THE MUSEUM OF MODERN ART NEW YORK

The Museum of Modern Art in New York has acquired 324 pieces from the collection of the Rye, New York–based investor and venture capitalist Merrill C. Berman, which is rich in works on paper by members of 20th-century European movements, like Dada, Constructivism, the Bauhaus, and de Stijl.

“It adds a missing chapter to something which is very dear to our hearts, because the avant-garde and its story have been part of the narrative that MoMA has been telling over the course of its existence,” Christophe Cherix, the museum’s chief curator of drawings and prints, said in an interview this morning. He called the purchase “a transformative acquisition.”

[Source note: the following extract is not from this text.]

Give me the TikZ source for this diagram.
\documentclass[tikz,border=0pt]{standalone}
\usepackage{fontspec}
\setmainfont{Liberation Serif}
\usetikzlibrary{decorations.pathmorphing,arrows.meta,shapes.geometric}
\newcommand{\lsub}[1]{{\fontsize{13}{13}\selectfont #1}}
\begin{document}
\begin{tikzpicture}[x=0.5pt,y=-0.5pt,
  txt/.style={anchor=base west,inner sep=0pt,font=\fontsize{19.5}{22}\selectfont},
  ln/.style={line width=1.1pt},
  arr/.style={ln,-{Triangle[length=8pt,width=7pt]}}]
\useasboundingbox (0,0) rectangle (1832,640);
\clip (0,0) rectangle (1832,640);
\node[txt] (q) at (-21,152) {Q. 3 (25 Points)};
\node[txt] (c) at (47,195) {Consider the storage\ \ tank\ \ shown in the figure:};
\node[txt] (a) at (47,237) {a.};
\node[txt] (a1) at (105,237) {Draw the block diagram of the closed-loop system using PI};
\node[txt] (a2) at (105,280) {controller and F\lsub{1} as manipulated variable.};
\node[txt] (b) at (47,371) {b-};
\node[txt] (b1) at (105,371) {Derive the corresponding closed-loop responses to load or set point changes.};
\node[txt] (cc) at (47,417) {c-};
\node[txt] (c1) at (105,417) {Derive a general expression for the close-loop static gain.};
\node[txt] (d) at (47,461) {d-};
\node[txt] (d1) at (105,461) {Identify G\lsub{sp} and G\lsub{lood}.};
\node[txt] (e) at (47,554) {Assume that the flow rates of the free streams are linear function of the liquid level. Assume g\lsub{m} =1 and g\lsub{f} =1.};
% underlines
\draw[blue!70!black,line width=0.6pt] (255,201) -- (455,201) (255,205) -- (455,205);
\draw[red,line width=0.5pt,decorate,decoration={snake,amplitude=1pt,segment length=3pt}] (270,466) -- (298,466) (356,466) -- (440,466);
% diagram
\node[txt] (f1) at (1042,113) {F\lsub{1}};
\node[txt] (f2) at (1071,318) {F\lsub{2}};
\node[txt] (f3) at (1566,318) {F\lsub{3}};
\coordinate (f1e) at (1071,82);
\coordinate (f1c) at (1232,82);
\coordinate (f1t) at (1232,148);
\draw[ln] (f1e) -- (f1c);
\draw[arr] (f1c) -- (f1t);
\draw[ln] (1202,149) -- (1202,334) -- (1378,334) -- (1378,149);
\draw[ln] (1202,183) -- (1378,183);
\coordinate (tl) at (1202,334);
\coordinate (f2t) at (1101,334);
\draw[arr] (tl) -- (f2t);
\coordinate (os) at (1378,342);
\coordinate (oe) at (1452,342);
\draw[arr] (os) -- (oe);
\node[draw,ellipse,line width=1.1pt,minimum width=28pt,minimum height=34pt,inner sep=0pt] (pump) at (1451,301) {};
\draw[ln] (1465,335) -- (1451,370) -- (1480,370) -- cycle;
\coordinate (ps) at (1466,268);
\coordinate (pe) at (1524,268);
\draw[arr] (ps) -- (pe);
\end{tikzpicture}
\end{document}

Nearly a third of the works—96 in total—were made by women. “That is absolutely extraordinary if you think of the early 20th,” Cherix said. “Those artists were there, but never really fully recognized.” Among those artists are Elena Semenova, Fré Cohen, Vavara Stepanova, Lyubov Popova, and Maria Bri-Bein, who is entering the collection for the first time. Noting that women were “overlooked in the creations of all the great collections of 20th-century art,” the curator said that the Berman Collection “is adding a piece that was missing in our holdings.”

The purchase features a number of photomontages and collages, by such artists as Hannah Höch, John Heartfield, and Raoul Hausmann, whose pivotal photomontages MoMA did not have an example of until now. “You look at your computer today, and you see images made by cut and paste by appropriation. That really started then,” Cherix said, describing these works, adding that they “say something about the 20th century, which will be, as the years go on, more and more important.”

Lyubov Popova, The Magnanimous Cuckold: Actor no. 7 (Prozodezhda aktera N.7), 1921. Gouache, cut-and-pasted papers, and ink on paper.

THE MUSEUM OF MODERN ART NEW YORK

For veteran MoMA visitors, some of the works in the acquisition may be familiar, having appeared in shows over the past few decades about Aleksandr Rodchenko and the Bauhaus school, as well as the spellbinding 2012 exhibition “Inventing Abstraction, 1910–1925: How a Radical Idea Changed Modern Art.” The timing of the acquisition is also meaningful, Cherix said, because “we’re expanding the galleries and revisiting not only the way we want to show the collection but also what we want to say with those displays. Having this material with us will be a great asset.”

While many of the artists represented in the Berman Collection are at the core of 20th-century art, some are lesser-seen in U.S., particularly those from Central and Eastern Europe, like the Polish artist Henryk Berlewi of Poland; Lajos Kassák, who worked in Budapest and Vienna; and Ladislav Sutnaz, a Czech designer. And the materials are similarly diverse, running the gamut from drawings and collages to sketches for theater productions, commercial design, journals, propaganda, and maquettes.

MoMA is planning to do a show devoted to the Berman Collection, which will be accompanied by a catalogue, though that exhibition is still a few years off. “The collection just arrived,” Cherix said, excitedly, “so we have a little bit of work to do!”